En face de chez nous, heureusement, il y beaucoup de petits immeubles, ce qui nous assure une vue dégagée, sur plus loin, Xujiahui, Jing'an, et même, par temps clair, sur Pudong. En face de notre immeuble, il y en a trois, un peu plus bas, disons une douzaine d'étages; ils ne nous gâchent donc pas la vue, mais on les voit bien... sans les voir vraiment, ils font partie du décor.
Il a fallu que nos visiteurs de l'été, quelques minutes avant leur retour vers le vieux continent, attirent notre attention sur de nouveaux voisins de l'immeuble d'en face. Une famille endormie sur le toit.
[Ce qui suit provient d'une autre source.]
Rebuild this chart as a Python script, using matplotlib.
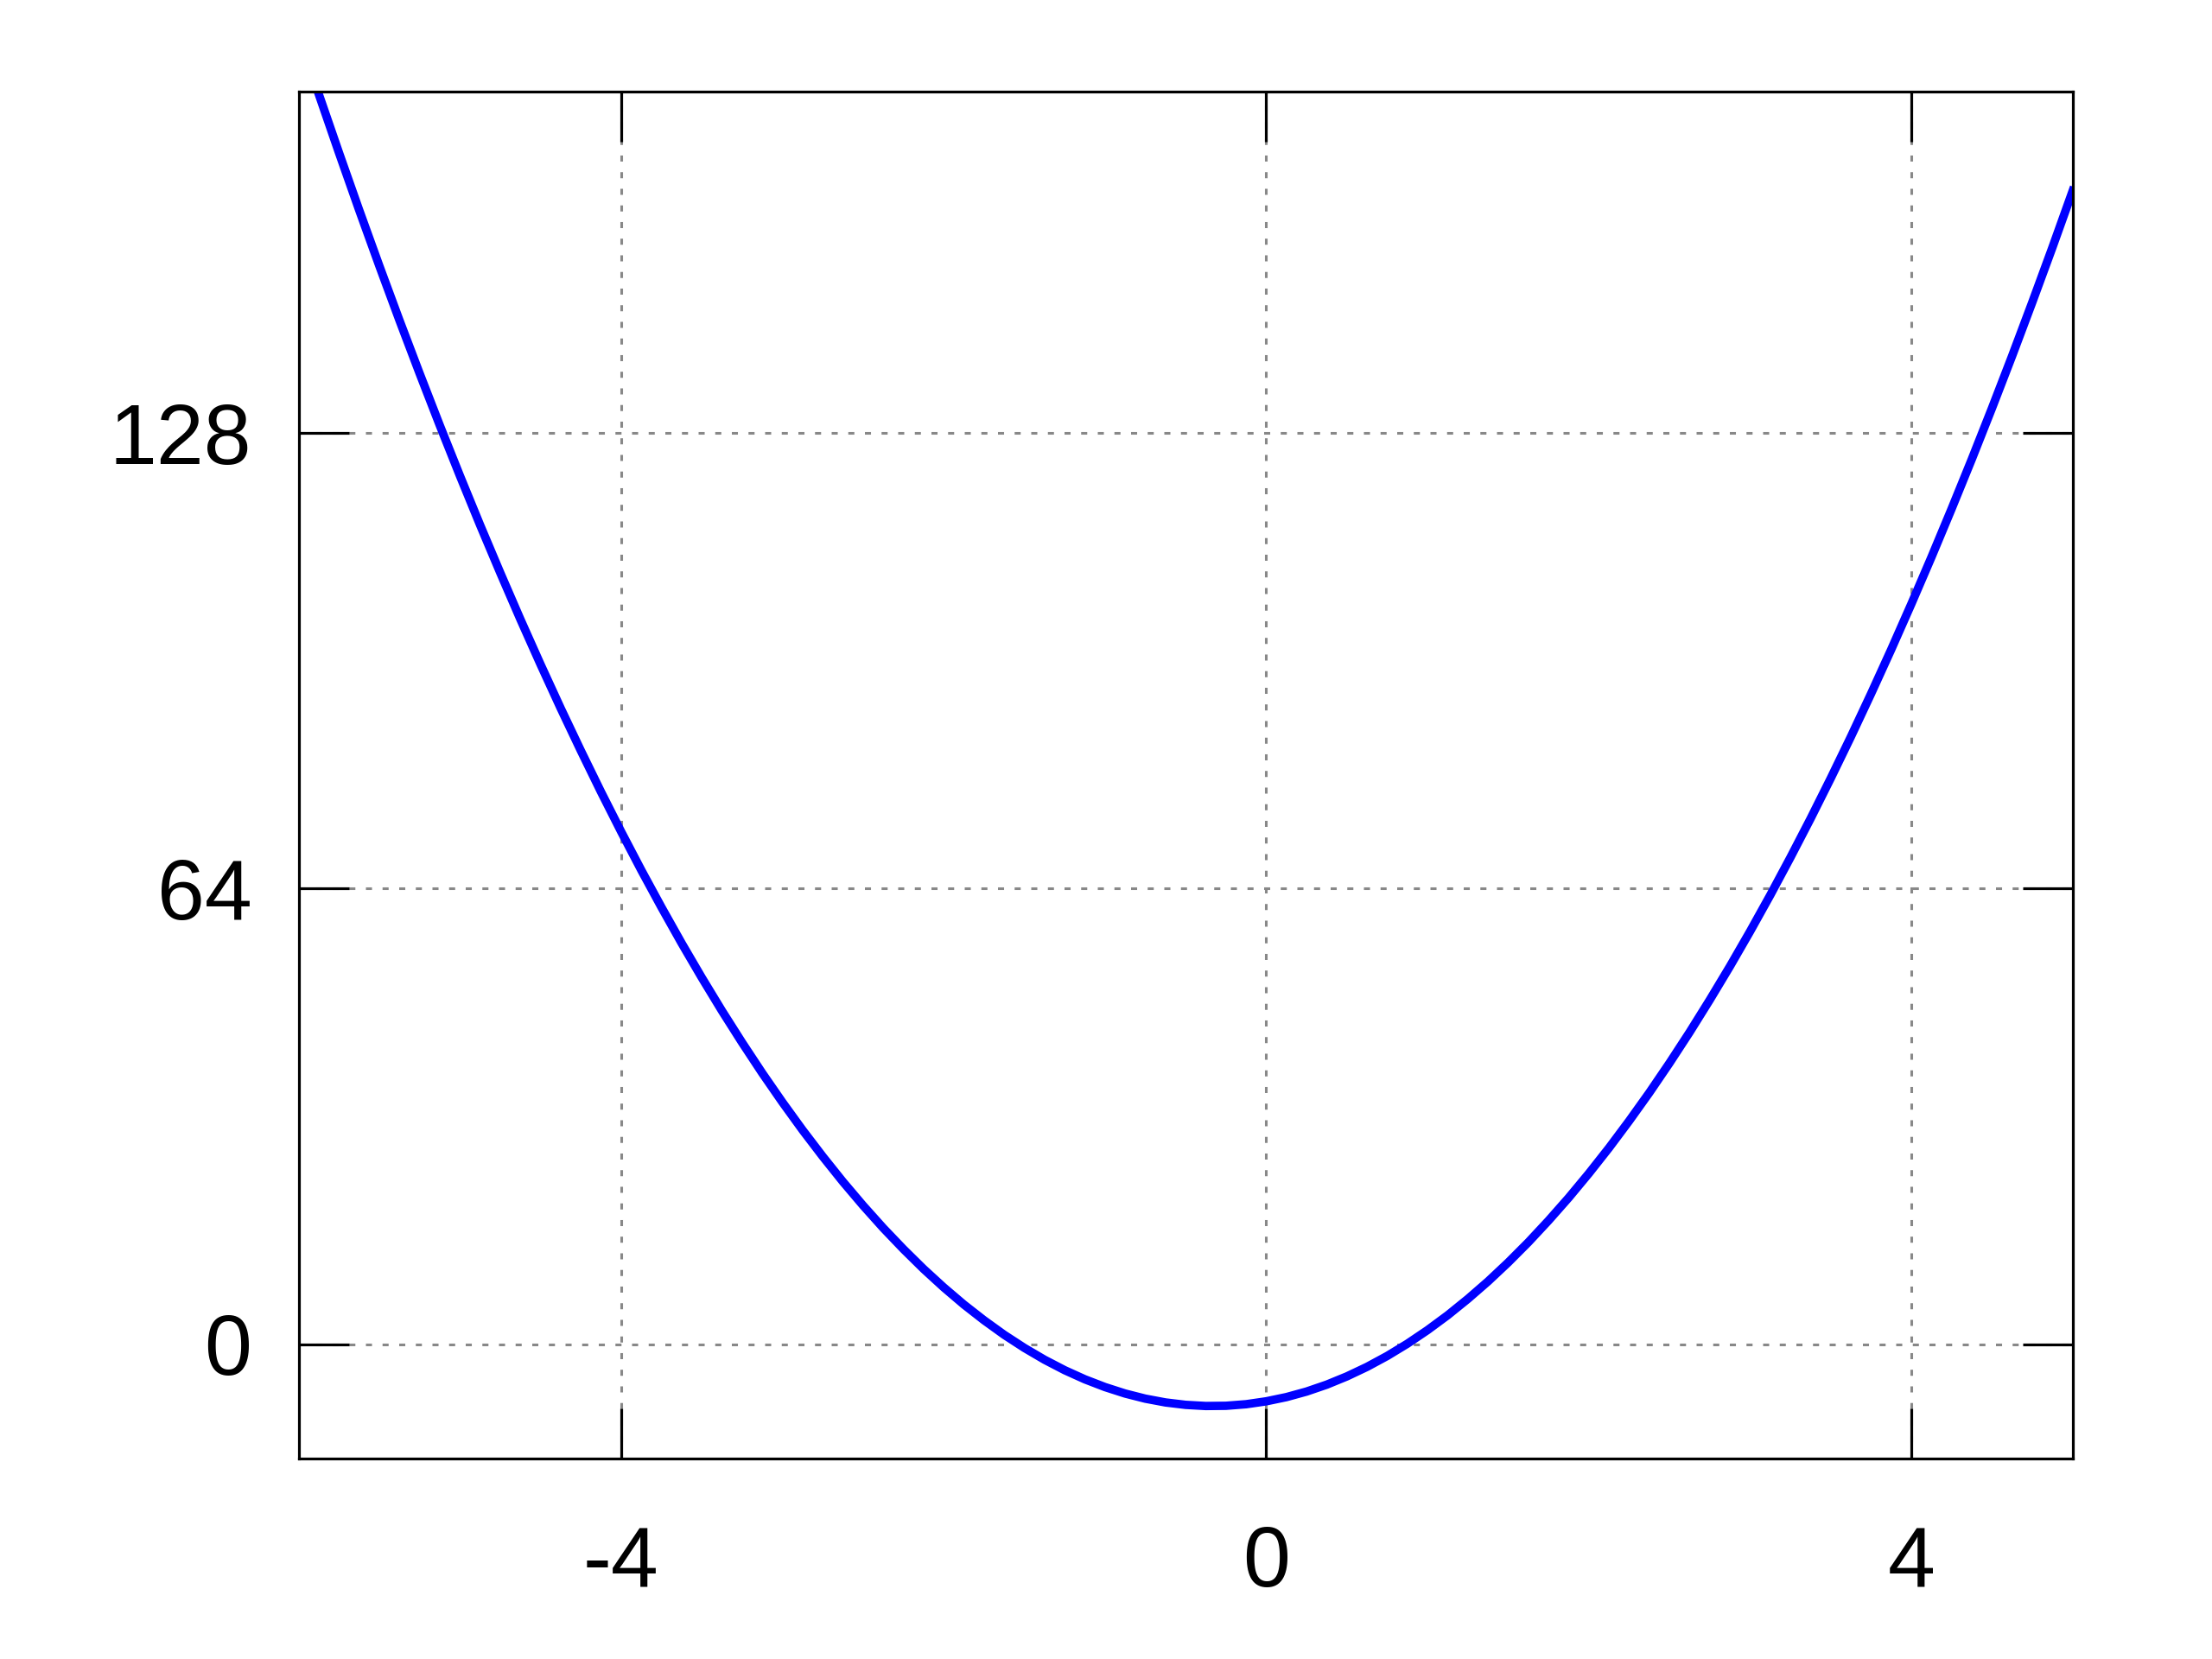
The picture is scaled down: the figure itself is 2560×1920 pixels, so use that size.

Des gens qui dorment dans la rue, on en voit, parfois, pas tous les jours, pas de bidonville non plus. Mais c'est quand même toujours choquant que des gens dorment dehors, aux pieds de monstres de verre et de fer futuristes et de boutiques de luxe. C'est la première fois que nous voyons une famille sur un toit. Forcément, depuis la rue, on ne sait pas ce qui se passe en hauteur. Nous les regardons le matin, dormir, tous les quatre sur leurs cartons, se réveiller, gentiment, d'abord le père, puis les enfants, puis la mère, quand le père s'en va. La fille qui s'occupe de son petit frère pendant que la mère range "la chambre". Nous observons quand ils arrivent le soir. A dix heures, ils sont installés.
Nous les regardons, perplexes. Aussi un peu troublés d'avoir une chambre d'amis souvent vide. Ce n'est pas tellement le fait qu'ils dorment dehors qui nous perturbe. Il fait chaud, c'est l'été... mais c'est de devoir dormir là-haut, c'est foutûment haut et dangereux ! Et, toujours la même rengaine, c'est inadmissible dans un pays "socialiste à spécificité chinoise" dont le gouvernement est riche.
La maison du vigile |
Mardi, j'ai essayé d'entrer dans le bâtiment. Par devant, on oublie, il y a une banque, entrée surveillée avec des caméras. Pour aller remplir son porte-monnaie, pas de souci, pour monter sur le toit, ce n'est pas le bon plan. Par derrière, pas de caméra, mais un vigile plutôt vigilant qui ne m'a pas laissée entrer sans raison valable. Je n'en avais pas, j'ai joué à la touriste curieuse ...et je ne suis pas entrée. Comme le soir-même je voyais Kelly qui m'aide parfois à décoder cet étrange pays, le sujet de notre moment de conversation en chinois était tout trouvé. Cette fois, son explication m'a déconcertée : Comme il fait très chaud, il arrive que des gens préfèrent dormir dehors plutôt que dans la moiteur de leur logement. Dans les campagnes, les gens dormaient volontiers devant chez eux en été. Ah, Kelly, tu peux faire mieux que ça ! J'ai vérifié, il y a des clims hideuses à tous les étages... Nous ne sommes pas parvenues à un accord sur ce sujet. Je reste convaincue que ces gens n'ont pas de logement.
Mercredi, la mère a replié leur lit de fortune, a même passé un coup de balai à l'endroit où il reposait et, depuis, ils ont disparu. Alors je me demande, est-ce ma visite dans la cour de l'immeuble ou mes regards intrusifs depuis mon balcon qui les ont faits fuir ? Est-ce que Kelly avait raison puisque leur départ coïncide avec une baisse de température ? Ont-ils trouvé un logement ? Et depuis deux matins, je scrute les toits avoisinants, des fois qu'ils auraient changé de lieu.
Pendant ce temps, le nouveau quartier d'en face est toujours vide, les barricades sont tombées, mais les gardiens restent. Après avril 2012, on nous parle de novembre 2012, à des prix exorbitants.